• Problem description: Copy out the whole listing exactly as written, leaving the pictures behind.

• Data excerpt:
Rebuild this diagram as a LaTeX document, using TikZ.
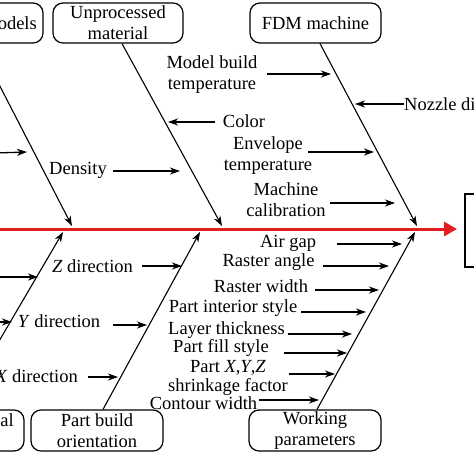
\documentclass[tikz,border=0pt]{standalone}
\usepackage{fontspec}
\setmainfont{Liberation Serif}
\usetikzlibrary{arrows.meta}
\definecolor{spinered}{RGB}{228,30,30}
\begin{document}
\begin{tikzpicture}[x=1pt,y=-1pt,
  every node/.style={font=\fontsize{18.5}{21}\selectfont, inner sep=0pt},
  box/.style={draw, rounded corners=10pt, line width=1.2pt, minimum width=130pt, minimum height=40pt, align=center},
  lbl/.style={align=center},
  bone/.style={line width=1.1pt, -{Stealth[length=10pt,width=7pt,inset=3pt]}},
  sub/.style={line width=1.3pt, -{Stealth[length=10pt,width=7pt,inset=3pt]}},
  spine/.style={draw=spinered, line width=3pt, -{Triangle[length=13pt,width=14pt]}}]
\useasboundingbox (0,0) rectangle (474,474);
\clip (0,0) rectangle (474,474);

% boxes
\node[box] (mod) at (-22,23) {};
\node[lbl, anchor=east] (modt) at (37,23) {models};
\node[box] (unp) at (118,23) {Unprocessed\\material};
\node[box, minimum width=131pt] (fdm) at (315.5,23) {FDM machine};
\node[box, minimum height=41pt] (mat) at (-41,430.5) {};
\node[lbl, anchor=east] (matt) at (14,420) {material};
\node[box, minimum width=132pt, minimum height=41pt] (pbo) at (97,430.5) {Part build\\orientation};
\node[box, minimum width=132pt, minimum height=41pt] (wpa) at (315,430.5) {Working\\parameters};
\node[draw, line width=1.3pt, minimum width=95pt, minimum height=73pt] (qual) at (512.5,230.5) {};

% spine
\coordinate (s0) at (-5,229);
\coordinate (s1) at (457,229);
\draw[spine] (s0) -- (s1);

% bones
\coordinate (t1) at (72,226);
\coordinate (t2) at (222,226);
\coordinate (t3) at (417,226);
\coordinate (t4) at (63,232);
\coordinate (t5) at (200,232);
\coordinate (t6) at (415,232);
\draw[bone] (mod.south) -- (t1);
\draw[bone] ([xshift=4pt]unp.south) -- (t2);
\draw[bone] ([xshift=4.5pt]fdm.south) -- (t3);
\draw[bone] (mat.north) -- (t4);
\draw[bone] ([xshift=6pt]pbo.north) -- (t5);
\draw[bone] ([xshift=2pt]wpa.north) -- (t6);

% top causes
\coordinate (a1s) at (-5,153);
\coordinate (a1t) at (27,152);
\draw[sub] (a1s) -- (a1t);

\node[lbl] (dens) at (78,170) {Density};
\coordinate (denT) at (180,171);
\draw[sub, shorten <=6pt] (dens.east |- denT) -- (denT);

\node[lbl] (col) at (244,121) {Color};
\coordinate (colT) at (168,122);
\draw[sub, shorten <=8pt] (col.west |- colT) -- (colT);

\node[lbl] (mbt) at (212,75) {Model build\\temperature};
\coordinate (mbtT) at (331,74);
\draw[sub, shorten <=9pt] (mbt.east |- mbtT) -- (mbtT);

\node[lbl, anchor=west] (noz) at (404,104) {Nozzle diameter};
\coordinate (nozT) at (355,104);
\draw[sub] (noz.west) -- (nozT);

\node[lbl] (env) at (268,156) {Envelope\\temperature};
\coordinate (envT) at (374,152);
\draw[sub, shorten <=-4pt] (env.east |- envT) -- (envT);

\node[lbl] (mach) at (286,200) {Machine\\calibration};
\coordinate (machT) at (395,203);
\draw[sub, shorten <=4pt] (mach.east |- machT) -- (machT);

% bottom causes
\coordinate (b1s) at (-5,277);
\coordinate (b1t) at (38,277);
\draw[sub] (b1s) -- (b1t);
\coordinate (b2s) at (-5,322);
\coordinate (b2t) at (12,322);
\draw[sub] (b2s) -- (b2t);

\node[lbl] (zd) at (92.5,266) {\textit{Z} direction};
\coordinate (zdT) at (182,266);
\draw[sub, shorten <=9pt] (zd.east |- zdT) -- (zdT);

\node[lbl] (yd) at (59,321) {\textit{Y} direction};
\coordinate (ydT) at (147,325);
\draw[sub, shorten <=13pt] (yd.east |- ydT) -- (ydT);

\node[lbl, anchor=east] (xd) at (78,376) {\textit{X} direction};
\coordinate (xdT) at (118,377);
\draw[sub, shorten <=10pt] (xd.east |- xdT) -- (xdT);

\node[lbl] (air) at (288,243) {Air gap};
\coordinate (airT) at (402,244);
\draw[sub, shorten <=21pt] (air.east |- airT) -- (airT);

\node[lbl] (ra) at (268.5,262) {Raster angle};
\coordinate (raT) at (389,266);
\draw[sub, shorten <=8pt] (ra.east |- raT) -- (raT);

\node[lbl] (rw) at (261,286) {Raster width};
\coordinate (rwT) at (379,290);
\draw[sub, shorten <=7pt] (rw.east |- rwT) -- (rwT);

\node[lbl] (pis) at (233,308) {Part interior style};
\coordinate (pisT) at (366,312);
\draw[sub, shorten <=4pt] (pis.east |- pisT) -- (pisT);

\node[lbl] (lt) at (226.5,330) {Layer thickness};
\coordinate (ltT) at (352,334);
\draw[sub, shorten <=3pt] (lt.east |- ltT) -- (ltT);

\node[lbl] (pfs) at (221,348) {Part fill style};
\coordinate (pfsT) at (347,353);
\draw[sub, shorten <=15pt] (pfs.east |- pfsT) -- (pfsT);

\node[lbl, font=\fontsize{18.5}{19}\selectfont] (psf) at (228,377.5) {Part \textit{X},\textit{Y},\textit{Z}\\shrinkage factor};
\coordinate (psfT) at (335,374);
\draw[sub, shorten <=1pt] (psf.east |- psfT) -- (psfT);

\node[lbl] (cw) at (203.5,403) {Contour width};
\coordinate (cwT) at (319,400);
\draw[sub, shorten <=2pt] (cw.east |- cwT) -- (cwT);
\end{tikzpicture}
\end{document}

• Task answer:
Rebuild this diagram as a LaTeX document, using TikZ.
\documentclass[tikz,border=0pt]{standalone}
\usepackage{fontspec}
\setmainfont{Liberation Serif}
\usetikzlibrary{arrows.meta}
\definecolor{spinered}{RGB}{228,30,30}
\begin{document}
\begin{tikzpicture}[x=1pt,y=-1pt,
  every node/.style={font=\fontsize{18.5}{21}\selectfont, inner sep=0pt},
  box/.style={draw, rounded corners=10pt, line width=1.2pt, minimum width=130pt, minimum height=40pt, align=center},
  lbl/.style={align=center},
  bone/.style={line width=1.1pt, -{Stealth[length=10pt,width=7pt,inset=3pt]}},
  sub/.style={line width=1.3pt, -{Stealth[length=10pt,width=7pt,inset=3pt]}},
  spine/.style={draw=spinered, line width=3pt, -{Triangle[length=13pt,width=14pt]}}]
\useasboundingbox (0,0) rectangle (474,474);
\clip (0,0) rectangle (474,474);

% boxes
\node[box] (mod) at (-22,23) {};
\node[lbl, anchor=east] (modt) at (37,23) {models};
\node[box] (unp) at (118,23) {Unprocessed\\material};
\node[box, minimum width=131pt] (fdm) at (315.5,23) {FDM machine};
\node[box, minimum height=41pt] (mat) at (-41,430.5) {};
\node[lbl, anchor=east] (matt) at (14,420) {material};
\node[box, minimum width=132pt, minimum height=41pt] (pbo) at (97,430.5) {Part build\\orientation};
\node[box, minimum width=132pt, minimum height=41pt] (wpa) at (315,430.5) {Working\\parameters};
\node[draw, line width=1.3pt, minimum width=95pt, minimum height=73pt] (qual) at (512.5,230.5) {};

% spine
\coordinate (s0) at (-5,229);
\coordinate (s1) at (457,229);
\draw[spine] (s0) -- (s1);

% bones
\coordinate (t1) at (72,226);
\coordinate (t2) at (222,226);
\coordinate (t3) at (417,226);
\coordinate (t4) at (63,232);
\coordinate (t5) at (200,232);
\coordinate (t6) at (415,232);
\draw[bone] (mod.south) -- (t1);
\draw[bone] ([xshift=4pt]unp.south) -- (t2);
\draw[bone] ([xshift=4.5pt]fdm.south) -- (t3);
\draw[bone] (mat.north) -- (t4);
\draw[bone] ([xshift=6pt]pbo.north) -- (t5);
\draw[bone] ([xshift=2pt]wpa.north) -- (t6);

% top causes
\coordinate (a1s) at (-5,153);
\coordinate (a1t) at (27,152);
\draw[sub] (a1s) -- (a1t);

\node[lbl] (dens) at (78,170) {Density};
\coordinate (denT) at (180,171);
\draw[sub, shorten <=6pt] (dens.east |- denT) -- (denT);

\node[lbl] (col) at (244,121) {Color};
\coordinate (colT) at (168,122);
\draw[sub, shorten <=8pt] (col.west |- colT) -- (colT);

\node[lbl] (mbt) at (212,75) {Model build\\temperature};
\coordinate (mbtT) at (331,74);
\draw[sub, shorten <=9pt] (mbt.east |- mbtT) -- (mbtT);

\node[lbl, anchor=west] (noz) at (404,104) {Nozzle diameter};
\coordinate (nozT) at (355,104);
\draw[sub] (noz.west) -- (nozT);

\node[lbl] (env) at (268,156) {Envelope\\temperature};
\coordinate (envT) at (374,152);
\draw[sub, shorten <=-4pt] (env.east |- envT) -- (envT);

\node[lbl] (mach) at (286,200) {Machine\\calibration};
\coordinate (machT) at (395,203);
\draw[sub, shorten <=4pt] (mach.east |- machT) -- (machT);

% bottom causes
\coordinate (b1s) at (-5,277);
\coordinate (b1t) at (38,277);
\draw[sub] (b1s) -- (b1t);
\coordinate (b2s) at (-5,322);
\coordinate (b2t) at (12,322);
\draw[sub] (b2s) -- (b2t);

\node[lbl] (zd) at (92.5,266) {\textit{Z} direction};
\coordinate (zdT) at (182,266);
\draw[sub, shorten <=9pt] (zd.east |- zdT) -- (zdT);

\node[lbl] (yd) at (59,321) {\textit{Y} direction};
\coordinate (ydT) at (147,325);
\draw[sub, shorten <=13pt] (yd.east |- ydT) -- (ydT);

\node[lbl, anchor=east] (xd) at (78,376) {\textit{X} direction};
\coordinate (xdT) at (118,377);
\draw[sub, shorten <=10pt] (xd.east |- xdT) -- (xdT);

\node[lbl] (air) at (288,243) {Air gap};
\coordinate (airT) at (402,244);
\draw[sub, shorten <=21pt] (air.east |- airT) -- (airT);

\node[lbl] (ra) at (268.5,262) {Raster angle};
\coordinate (raT) at (389,266);
\draw[sub, shorten <=8pt] (ra.east |- raT) -- (raT);

\node[lbl] (rw) at (261,286) {Raster width};
\coordinate (rwT) at (379,290);
\draw[sub, shorten <=7pt] (rw.east |- rwT) -- (rwT);

\node[lbl] (pis) at (233,308) {Part interior style};
\coordinate (pisT) at (366,312);
\draw[sub, shorten <=4pt] (pis.east |- pisT) -- (pisT);

\node[lbl] (lt) at (226.5,330) {Layer thickness};
\coordinate (ltT) at (352,334);
\draw[sub, shorten <=3pt] (lt.east |- ltT) -- (ltT);

\node[lbl] (pfs) at (221,348) {Part fill style};
\coordinate (pfsT) at (347,353);
\draw[sub, shorten <=15pt] (pfs.east |- pfsT) -- (pfsT);

\node[lbl, font=\fontsize{18.5}{19}\selectfont] (psf) at (228,377.5) {Part \textit{X},\textit{Y},\textit{Z}\\shrinkage factor};
\coordinate (psfT) at (335,374);
\draw[sub, shorten <=1pt] (psf.east |- psfT) -- (psfT);

\node[lbl] (cw) at (203.5,403) {Contour width};
\coordinate (cwT) at (319,400);
\draw[sub, shorten <=2pt] (cw.east |- cwT) -- (cwT);
\end{tikzpicture}
\end{document}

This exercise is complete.